VIRGINIA BEACH, Va. (WVEC) -- Close to 100 people attended a meeting at the Virginia Beach Convention Center Wednesday to discuss the future of the city’s Confederate monument.
The monument, which consists of a statue of a Confederate soldier, has sat outside the old Princess Anne Court House since 1905. Some say it’s a part of history, while others say it’s a sign of hate.
One by one, residents shared their views with the Historic Preservation Commission.
“I don’t really understand a thing about tearing down statues. We should build more up, not tear some down,” said one resident.
“I want it taken down, because it hurts my black brothers and sisters,” said another man.
The Virginia Beach community was split right down the middle when it comes to what the Confederate monument means to them.
“I am reminded when I was a child growing up in Southside Virginia, and just seeing those Confederate monuments and Confederate flags being positioned as symbols of hate,” said Veronica Coleman.
Others say it’s not about remembering slavery, it’s about remembering our veterans.
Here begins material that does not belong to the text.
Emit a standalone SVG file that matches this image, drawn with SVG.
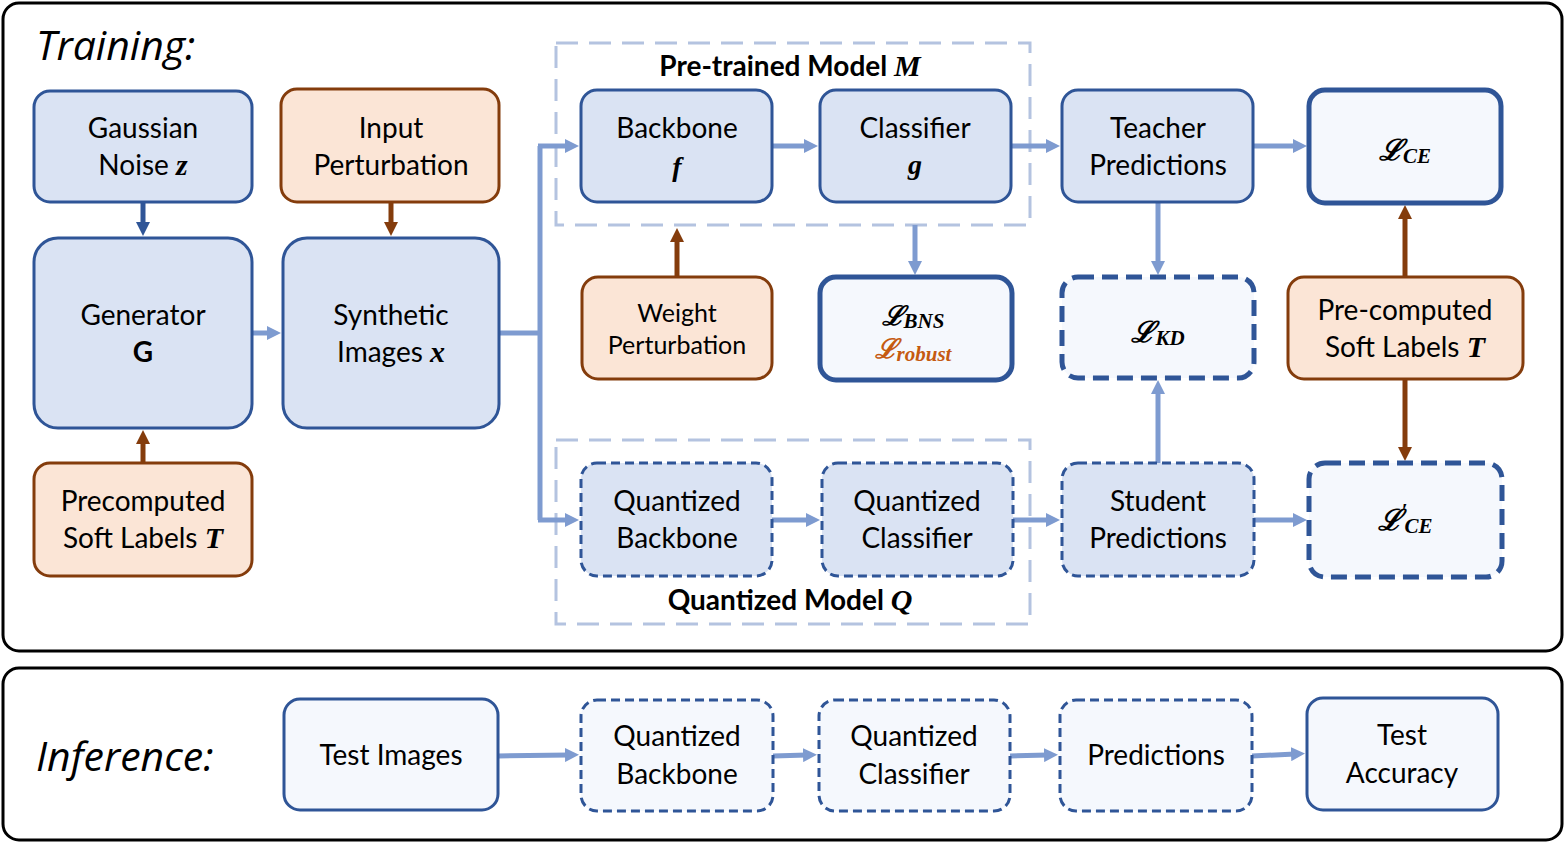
<svg xmlns="http://www.w3.org/2000/svg" width="1566" height="844" viewBox="0 0 1566 844">
<defs>
<style>
.frame{fill:#fff;stroke:#000;stroke-width:3}
.nb{fill:#dae3f3;stroke:#2f5597;stroke-width:3}
.no{fill:#fbe5d6;stroke:#843c0c;stroke-width:3}
.nl{fill:#f5f8fd;stroke:#2f5597;stroke-width:5}
.nli{fill:#f5f8fd;stroke:#2f5597;stroke-width:3}
.dq{stroke-dasharray:9 5}
.dl{stroke-dasharray:16 8}
.grp{fill:none;stroke:#b4c3e0;stroke-width:3;stroke-dasharray:22 11}
.t{font-family:Lato,"Liberation Sans",sans-serif;font-size:28px;fill:#000;text-anchor:middle}
.ts{font-size:25px}
.h{font-family:"Open Sans",Lato,sans-serif;font-size:41px;font-style:italic;fill:#000}
.g{font-family:Lato,"Liberation Sans",sans-serif;font-size:28px;font-weight:bold;fill:#000;text-anchor:middle}
.m{font-family:"Liberation Serif","DejaVu Serif",serif;font-style:italic;font-weight:bold}
.sc{font-family:"DejaVu Serif","Liberation Serif",serif;font-style:italic;font-weight:bold}
.lb{stroke:#7e9bd0;stroke-width:5;fill:none}
.db{stroke:#2f5597;stroke-width:5;fill:none}
.br{stroke:#843c0c;stroke-width:5;fill:none}
</style>
<marker id="aL" viewBox="0 0 14 14" markerWidth="14" markerHeight="14" refX="4" refY="7" orient="auto" markerUnits="userSpaceOnUse"><path d="M0,0 L14,7 L0,14 Z" fill="#7e9bd0"/></marker>
<marker id="aD" viewBox="0 0 14 14" markerWidth="14" markerHeight="14" refX="4" refY="7" orient="auto" markerUnits="userSpaceOnUse"><path d="M0,0 L14,7 L0,14 Z" fill="#2f5597"/></marker>
<marker id="aB" viewBox="0 0 14 14" markerWidth="14" markerHeight="14" refX="4" refY="7" orient="auto" markerUnits="userSpaceOnUse"><path d="M0,0 L14,7 L0,14 Z" fill="#843c0c"/></marker>
</defs>

<rect class="frame" x="3" y="3" width="1559" height="648" rx="16"/>
<rect class="frame" x="3" y="668" width="1559" height="172" rx="16"/>
<text class="h" x="36" y="60">Training:</text>
<text class="h" x="36" y="771">Inference:</text>

<g id="groups">
<rect class="grp" x="556" y="43" width="474" height="182"/>
<rect class="grp" x="556" y="440" width="474" height="184"/>
<text class="g" x="790" y="76">Pre-trained Model <tspan class="m" font-size="30">M</tspan></text>
<text class="g" x="790" y="610">Quantized Model <tspan class="m" font-size="30">Q</tspan></text>
</g>

<g id="connectors">
<line class="db" x1="143" y1="202" x2="143" y2="226" marker-end="url(#aD)"/>
<line class="br" x1="391" y1="202" x2="391" y2="226" marker-end="url(#aB)"/>
<line class="br" x1="143" y1="463" x2="143" y2="440" marker-end="url(#aB)"/>
<line class="lb" x1="252" y1="333" x2="271" y2="333" marker-end="url(#aL)"/>
<polyline class="lb" points="499,333 540,333"/>
<line class="lb" x1="540" y1="146" x2="540" y2="520"/>
<line class="lb" x1="538" y1="146" x2="569" y2="146" marker-end="url(#aL)"/>
<line class="lb" x1="538" y1="520" x2="569" y2="520" marker-end="url(#aL)"/>
<line class="lb" x1="772" y1="146" x2="808" y2="146" marker-end="url(#aL)"/>
<line class="lb" x1="1011" y1="146" x2="1050" y2="146" marker-end="url(#aL)"/>
<line class="lb" x1="1253" y1="146" x2="1297" y2="146" marker-end="url(#aL)"/>
<line class="lb" x1="915" y1="225" x2="915" y2="265" marker-end="url(#aL)"/>
<line class="br" x1="677" y1="277" x2="677" y2="238" marker-end="url(#aB)"/>
<line class="lb" x1="1158" y1="202" x2="1158" y2="265" marker-end="url(#aL)"/>
<line class="lb" x1="1158" y1="463" x2="1158" y2="390" marker-end="url(#aL)"/>
<line class="br" x1="1405" y1="277" x2="1405" y2="215" marker-end="url(#aB)"/>
<line class="br" x1="1405" y1="379" x2="1405" y2="451" marker-end="url(#aB)"/>
<line class="lb" x1="772" y1="520" x2="810" y2="520" marker-end="url(#aL)"/>
<line class="lb" x1="1013" y1="520" x2="1050" y2="520" marker-end="url(#aL)"/>
<line class="lb" x1="1254" y1="520" x2="1297" y2="520" marker-end="url(#aL)"/>
<line class="lb" x1="498" y1="756" x2="569" y2="755" marker-end="url(#aL)"/>
<line class="lb" x1="773" y1="756" x2="807" y2="755" marker-end="url(#aL)"/>
<line class="lb" x1="1010" y1="756" x2="1048" y2="755" marker-end="url(#aL)"/>
<line class="lb" x1="1252" y1="756" x2="1295" y2="754" marker-end="url(#aL)"/>
</g>

<g id="gaussian"><rect class="nb" x="34" y="91" width="218" height="111" rx="16"/>
<text class="t" x="143" y="138">Gaussian</text><text class="t" x="143" y="175">Noise <tspan class="m" font-size="30">z</tspan></text></g>

<g id="input-perturbation"><rect class="no" x="281" y="89" width="218" height="113" rx="16"/>
<text class="t" x="391" y="138">Input</text><text class="t" x="391" y="175">Perturbation</text></g>

<g id="generator"><rect class="nb" x="34" y="238" width="218" height="190" rx="24"/>
<text class="t" x="143" y="325">Generator</text><text class="t" x="143" y="362" font-weight="bold">G</text></g>

<g id="synthetic"><rect class="nb" x="283" y="238" width="216" height="190" rx="24"/>
<text class="t" x="391" y="325">Synthetic</text><text class="t" x="391" y="362">Images <tspan class="m" font-size="30">x</tspan></text></g>

<g id="precomputed-left"><rect class="no" x="34" y="463" width="218" height="113" rx="16"/>
<text class="t" x="143" y="511">Precomputed</text><text class="t" x="143" y="548">Soft Labels <tspan class="m" font-size="30">T</tspan></text></g>

<g id="backbone"><rect class="nb" x="581" y="90" width="191" height="112" rx="16"/>
<text class="t" x="677" y="138">Backbone</text><text class="t m" x="677" y="176" font-size="31">f</text></g>

<g id="classifier"><rect class="nb" x="820" y="90" width="191" height="112" rx="16"/>
<text class="t" x="915" y="138">Classifier</text><text class="t m" x="915" y="174" font-size="31">g</text></g>

<g id="teacher"><rect class="nb" x="1062" y="90" width="191" height="112" rx="16"/>
<text class="t" x="1158" y="138">Teacher</text><text class="t" x="1158" y="175">Predictions</text></g>

<g id="loss-ce"><rect class="nl" x="1309" y="90" width="192" height="113" rx="16"/>
<text class="t" x="1405" y="160"><tspan class="sc" font-size="29">ℒ</tspan><tspan class="m" font-size="21" dy="3">CE</tspan></text></g>

<g id="weight-perturbation"><rect class="no" x="582" y="277" width="190" height="102" rx="16"/>
<text class="t ts" x="677" y="322">Weight</text><text class="t ts" x="677" y="354">Perturbation</text></g>

<g id="loss-bns"><rect class="nl" x="820" y="277" width="192" height="103" rx="16"/>
<text class="t" x="913" y="325"><tspan class="sc" font-size="27">ℒ</tspan><tspan class="m" font-size="21" dy="3">BNS</tspan></text>
<text class="t" x="913" y="358" fill="#c55a11"><tspan class="sc" font-size="27" fill="#c55a11">ℒ</tspan><tspan class="m" font-size="21" dy="3" fill="#c55a11">robust</tspan></text></g>

<g id="loss-kd"><rect class="nl dl" x="1062" y="277" width="192" height="101" rx="16"/>
<text class="t" x="1158" y="342"><tspan class="sc" font-size="29">ℒ</tspan><tspan class="m" font-size="21" dy="3">KD</tspan></text></g>

<g id="precomputed-right"><rect class="no" x="1288" y="277" width="235" height="102" rx="16"/>
<text class="t" x="1405" y="320">Pre-computed</text><text class="t" x="1405" y="357">Soft Labels <tspan class="m" font-size="30">T</tspan></text></g>

<g id="q-backbone"><rect class="nb dq" x="581" y="463" width="191" height="113" rx="16"/>
<text class="t" x="677" y="511">Quantized</text><text class="t" x="677" y="548">Backbone</text></g>

<g id="q-classifier"><rect class="nb dq" x="822" y="463" width="191" height="113" rx="16"/>
<text class="t" x="917" y="511">Quantized</text><text class="t" x="917" y="548">Classifier</text></g>

<g id="student"><rect class="nb dq" x="1062" y="463" width="192" height="113" rx="16"/>
<text class="t" x="1158" y="511">Student</text><text class="t" x="1158" y="548">Predictions</text></g>

<g id="loss-ce-prime"><rect class="nl dl" x="1309" y="463" width="193" height="114" rx="16"/>
<text class="t" x="1405" y="530"><tspan class="sc" font-size="29">ℒ</tspan><tspan class="m" font-size="21" dy="-12">′</tspan><tspan class="m" font-size="21" dx="-3" dy="15">CE</tspan></text></g>

<g id="test-images"><rect class="nli" x="284" y="699" width="214" height="111" rx="16"/>
<text class="t" x="391" y="765">Test Images</text></g>

<g id="inf-q-backbone"><rect class="nli dq" x="581" y="700" width="192" height="111" rx="16"/>
<text class="t" x="677" y="746">Quantized</text><text class="t" x="677" y="784">Backbone</text></g>

<g id="inf-q-classifier"><rect class="nli dq" x="819" y="700" width="191" height="111" rx="16"/>
<text class="t" x="914" y="746">Quantized</text><text class="t" x="914" y="784">Classifier</text></g>

<g id="inf-predictions"><rect class="nli dq" x="1060" y="700" width="192" height="111" rx="16"/>
<text class="t" x="1156" y="765">Predictions</text></g>

<g id="test-accuracy"><rect class="nli" x="1307" y="698" width="191" height="112" rx="16"/>
<text class="t" x="1402" y="745">Test</text><text class="t" x="1402" y="783">Accuracy</text></g>
</svg>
“It’s very offensive and insulting to us that we can’t even honor the men from places like Princess Anne County who went out and in a lot of cases died and never came back,” said Frank Earnest, with Sons of Confederate Veterans.
People spoke about moving the monument to a more appropriate place. However, the city isn’t sure such a place exists.
“What we don’t have is a city or county cemetery, which were the options that seemed to be the primary ones in Portsmouth and Norfolk,” said Mark Reed, Historic Preservation Planner.
The Historic Preservation Commission is now left with the duty to compile everything they heard and come up with a recommendation for city council.
“It is evident that there are two sides that feel so passionately. It’s our responsibility to recognize them and try to reconcile, to compromise,” said Commissioner Sean Diment.